Suppression of diabetes in nonobese diabetic mice by oral administration of porcine insulin - PubMed (original) (raw)

Suppression of diabetes in nonobese diabetic mice by oral administration of porcine insulin

Z J Zhang et al. Proc Natl Acad Sci U S A. 1991.

Abstract

Nonobese diabetic (NOD) mice spontaneously develop an autoimmune form of diabetes associated with insulitis. A number of immunomodulatory therapies have been investigated as a treatment for the disease process. Oral administration of the autoantigens myelin basic protein and collagen type II suppresses experimental models of encephalomyelitis and arthritis.

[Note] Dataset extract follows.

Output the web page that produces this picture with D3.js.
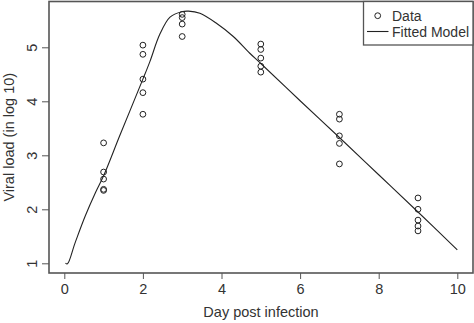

We have now found that oral administration of insulin delays the onset and reduces the incidence of diabetes in NOD mice over a 1-year period in animals administered 1 mg of porcine insulin orally twice a week for 5 weeks and then weekly until 1 year of age. As expected, orally administered insulin had no metabolic effect on blood glucose levels. The severity of lymphocytic infiltration of pancreatic islets was also reduced by oral administration of insulin. Furthermore, splenic T cells from animals orally treated with insulin adoptively transfer protection against diabetes, demonstrating that oral insulin administration generates active cellular mechanisms that suppress disease. These results show that oral insulin affects diabetes and the pancreatic cellular inflammatory process in the NOD mouse and raise the possibility that oral administration of insulin or other pancreatic autoantigens may provide a new approach for the treatment of autoimmune diabetes.